Como si estuviera basada sobre el saber intuitivo, se imputa a la Historia general de las drogas afirmar que Estados Unidos inventó unilateralmente esta cruzada. La fundamentación del aserto ocupa en el libro centenares de páginas, y aquí sólo puedo decir incondicionalmente sí. En cuanto a nexos de CIA, DEA y FBI en el negocio de las drogas ¡legales, allí se colacionan las investigaciones de conocidos prohibicionistas americanos, como A. McCoy, J. Mills y J. Kwitny, gente del aparato, si la hay; unidas a distintas conclusiones del Senado y el Congreso norteamericanos, esas obras dibujan un instructivo cuadro sobre las rentas marginales de la prohibición.

El estudio de dichas fuentes -y las demás disponibles desde Hipócrates y Galeno- centra un debate que merece precisión.
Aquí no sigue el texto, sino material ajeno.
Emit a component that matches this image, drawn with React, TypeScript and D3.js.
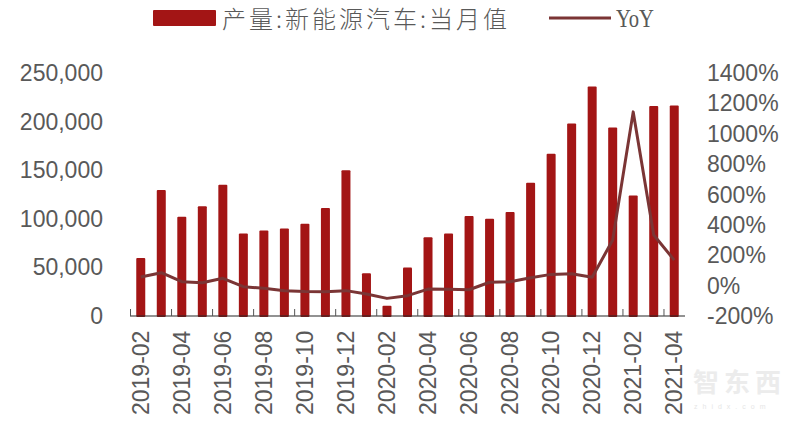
import React from "react";
import * as d3 from "d3";

const months = ["2019-02","2019-03","2019-04","2019-05","2019-06","2019-07","2019-08","2019-09","2019-10","2019-11","2019-12","2020-01","2020-02","2020-03","2020-04","2020-05","2020-06","2020-07","2020-08","2020-09","2020-10","2020-11","2020-12","2021-01","2021-02","2021-03","2021-04"];
const output = [59700,129600,102000,113000,135000,85000,88000,90000,95000,111000,150000,44000,10500,50000,81000,85000,103000,100000,107000,137000,167000,198000,236000,194000,124000,216000,216500];
const yoy = [57,85,26,19,48,-7,-18,-33,-38,-40,-33,-55,-84,-66,-23,-24,-27,22,26,52,74,78,55,300,1144,333,168];
const leftTicks = [0,50000,100000,150000,200000,250000];
const rightTicks = [-200,0,200,400,600,800,1000,1200,1400];
const tickLabels = months.filter((_, i) => i % 2 === 0);
const barLegend = "产量:新能源汽车:当月值";
const lineLegend = "YoY";

const W = 800, H = 425;
const x = d3.scaleBand<string>().domain(months).range([130.5, 684.5]);
const yL = d3.scaleLinear().domain([0, 250000]).range([316, 73]);
const yR = d3.scaleLinear().domain([-200, 1400]).range([316, 73]);
const cx = (m: string) => (x(m) as number) + x.bandwidth() / 2;
const line = d3.line<number>().x((_, i) => cx(months[i])).y(d => yR(d));
const fmt = d3.format(",");
const grey = "#595959", barC = "#a31515", lineC = "#7b3535";
const font = "'Liberation Sans', Arial, sans-serif";

export default function App() {
  return (
    <svg width={W} height={H} style={{ position: "absolute", left: 0, top: 0, background: "#fff" }}>
      <rect x={153} y={10} width={63} height={16} rx={1} fill={barC} />
      <text x={222} y={28} fontFamily="'Noto Sans CJK SC'" fontSize={24} fontWeight={300} textLength={285} fill={grey}>{barLegend}</text>
      <line x1={549} x2={611} y1={18} y2={18} stroke={lineC} strokeWidth={2.8} />
      <text x={616} y={27} fontFamily="'Liberation Serif', serif" fontSize={25} textLength={38} lengthAdjust="spacingAndGlyphs" fill={grey}>{lineLegend}</text>

      {leftTicks.map(t => (
        <text key={t} x={103} y={yL(t) + 8} textAnchor="end" fontFamily={font} fontSize={23} fill={grey}>{fmt(t)}</text>
      ))}
      {rightTicks.map(t => (
        <text key={t} x={707} y={yR(t) + 8} fontFamily={font} fontSize={23} fill={grey}>{t}%</text>
      ))}

      {months.map((m, i) => (
        <rect key={m} x={cx(m) - 4.5} y={yL(output[i])} width={9} height={317 - yL(output[i])} rx={1} fill={barC} />
      ))}

      <line x1={130} x2={685} y1={316} y2={316} stroke="#262626" strokeWidth={1.2} />
      {tickLabels.map(m => (
        <line key={m} x1={x(m) as number} x2={x(m) as number} y1={309} y2={316} stroke="#555" strokeWidth={1} />
      ))}

      <path d={line(yoy) as string} fill="none" stroke={lineC} strokeWidth={3} strokeLinejoin="round" />

      {tickLabels.map(m => (
        <text key={m} transform={`translate(${cx(m) + 8},415) rotate(-90)`} fontFamily={font} fontSize={23} fill={grey}>{m}</text>
      ))}

      <text x={693} y={392} fontFamily="'Noto Sans CJK SC'" fontSize={26} fontWeight={700} fill="#ececec" letterSpacing={5}>智东西</text>
      <text x={694} y={409} fontFamily={font} fontSize={7} fill="#e6e6e6" letterSpacing={5}>zhidx.com</text>
    </svg>
  );
}
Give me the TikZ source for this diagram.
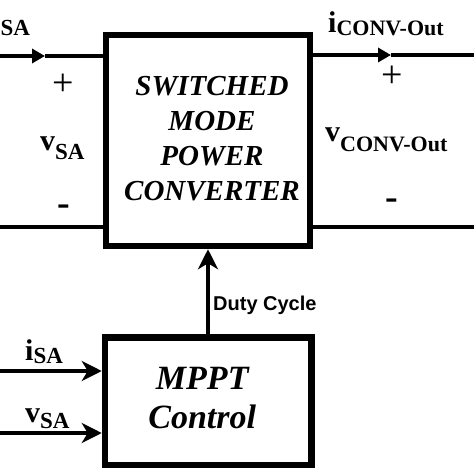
\documentclass[tikz,border=0pt]{standalone}
\usepackage{fontspec}
\setmainfont{Liberation Serif}
\newfontfamily\dutyfont{Liberation Sans}
\usetikzlibrary{arrows.meta}
\newcommand\mylbl[4]{{\fontsize{30}{30}\selectfont\bfseries #1}\raisebox{-#3}{\fontsize{#4}{#4}\selectfont\bfseries #2}}
\begin{document}
\begin{tikzpicture}[x=1pt,y=-1pt,
  blk/.style={draw,line width=6.5pt,fill=white,inner sep=0pt},
  convtxt/.style={font=\fontsize{29}{35}\selectfont\bfseries\itshape},
  mppttxt/.style={font=\fontsize{34}{39}\selectfont\bfseries\itshape},
  wire/.style={line width=4.5pt},
  headR/.style={-{Triangle[length=13pt,width=14pt]}},
  sig/.style={line width=3.5pt,-{Stealth[length=20pt,width=20pt,inset=6pt]}},
  lab/.style={inner sep=0pt,anchor=base west},
  plus/.style={inner sep=0pt,font=\fontsize{38}{38}\selectfont},
  minus/.style={inner sep=0pt,font=\fontsize{38}{38}\selectfont\bfseries},
  duty/.style={inner sep=0pt,anchor=base west,font=\dutyfont\fontsize{20}{20}\selectfont\bfseries}]
\useasboundingbox[fill=white] (0,0) rectangle (474,474);
% blocks
\node[blk,convtxt,minimum width=204pt,minimum height=211pt] (conv) at (208,140.5)
  {\hspace*{8pt}\raisebox{5pt}{\begin{tabular}{@{}c@{}}SWITCHED\\MODE\\POWER\\CONVERTER\end{tabular}}};
\node[blk,mppttxt,minimum width=206.5pt,minimum height=127.5pt] (mppt) at (208.25,401.25)
  {\raisebox{0pt}{\begin{tabular}{@{}c@{}}MPPT\\Control\end{tabular}}\hspace*{12pt}};
% input wires
\coordinate (inT) at (0,56);
\coordinate (inTa) at (45,56);
\coordinate (inB) at (0,227);
\draw[wire,headR] (inT) -- (inTa);
\draw[wire] (inTa) -- (inT -| conv.west);
\draw[wire] (inB) -- (inB -| conv.west);
% output wires
\coordinate (outT) at (474,55);
\coordinate (outTa) at (391,55);
\coordinate (outB) at (474,227);
\draw[wire,headR] (outT -| conv.east) -- (outTa);
\draw[wire] (outTa) -- (outT);
\draw[wire] (outB -| conv.east) -- (outB);
% MPPT inputs
\coordinate (iin) at (0,371);
\coordinate (vin) at (0,433);
\draw[sig] (iin) -- (iin -| mppt.west);
\draw[sig] (vin) -- (vin -| mppt.west);
% duty cycle
\draw[sig] (mppt.north -| conv.south) -- (conv.south);
% labels
\node[lab] (liSA) at (-8,32) {\mylbl{i}{SA}{3pt}{23}};
\node[plus] (pL) at (63,85) {+};
\node[lab] (lvSA) at (40,150) {\mylbl{v}{SA}{9pt}{23}};
\node[minus] (mL) at (64,210) {-};
\node[lab] (liC) at (328,32) {\mylbl{i}{CONV-Out}{3pt}{22}};
\node[plus] (pR) at (392,77) {+};
\node[lab] (lvC) at (325,141) {\mylbl{v}{CONV-Out}{10pt}{22}};
\node[minus] (mR) at (392,204) {-};
\node[lab] (liM) at (25,360) {\mylbl{i}{SA}{3pt}{23}};
\node[lab] (lvM) at (25,422) {\mylbl{v}{SA}{6pt}{23}};
\node[duty] (dc) at (213,310) {Duty Cycle};
\end{tikzpicture}
\end{document}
Mi colega mantiene que "la salud pública no es una resurrección de la quema de brujas, sino una conquista de los derechos humanos". Me veo obligado a recordar que la salus publica nació con el senadoconsulto dictado contra los ritos báquicos en Roma, y sólo sirvió para perseguir unos abusos que duraron exactamente tanto como su persecución; dicha norma preparó el fin de las libertades republicanas, y andando el tiempo fue el instrumento usado para perseguir a cristianos y maniqueos. Ahora, exactamente igual que entonces, nuestro delito contra la salud pública no sirve para reprimir el envenenamiento de ríos, mares, tierras y atmósferas, y es muy eficaz para criminalizar cierta disidencia ideológica.

Han bastado pocos meses de airear cuestiones semejantes para que un prohibicionismo antes locuaz se encuentre cada vez más a gusto en el silencio. Tusell propone que "este debate no debiera ocupar la primera página de la Prensa", y constato que el intento de analizar en detalle sus ingredientes no es investigar un campo descuidado por la historia y la ciencia social, sino un modo de parodiar a Indiana Jones en el templo maldito.

Hemos llegado a un punto desde luego insólito, donde los intereses institucionales coinciden unánimemente con los del prodigioso emporio que usufructúa una ley despreciada. Desde enclaves distantes, Bush y el padre de los Ochoa dijeron el mismo día que "legalizar sería la catástrofe". Estoy seguro de que para las familias de ambos sería ruinoso, efectivamente. Pero esos señores y sus clanes no acaban de ser la humanidad, por mucha propaganda y pistolas que le echen al asunto.

Antonio Escohotado es profesor titular de Sociología de la UNED.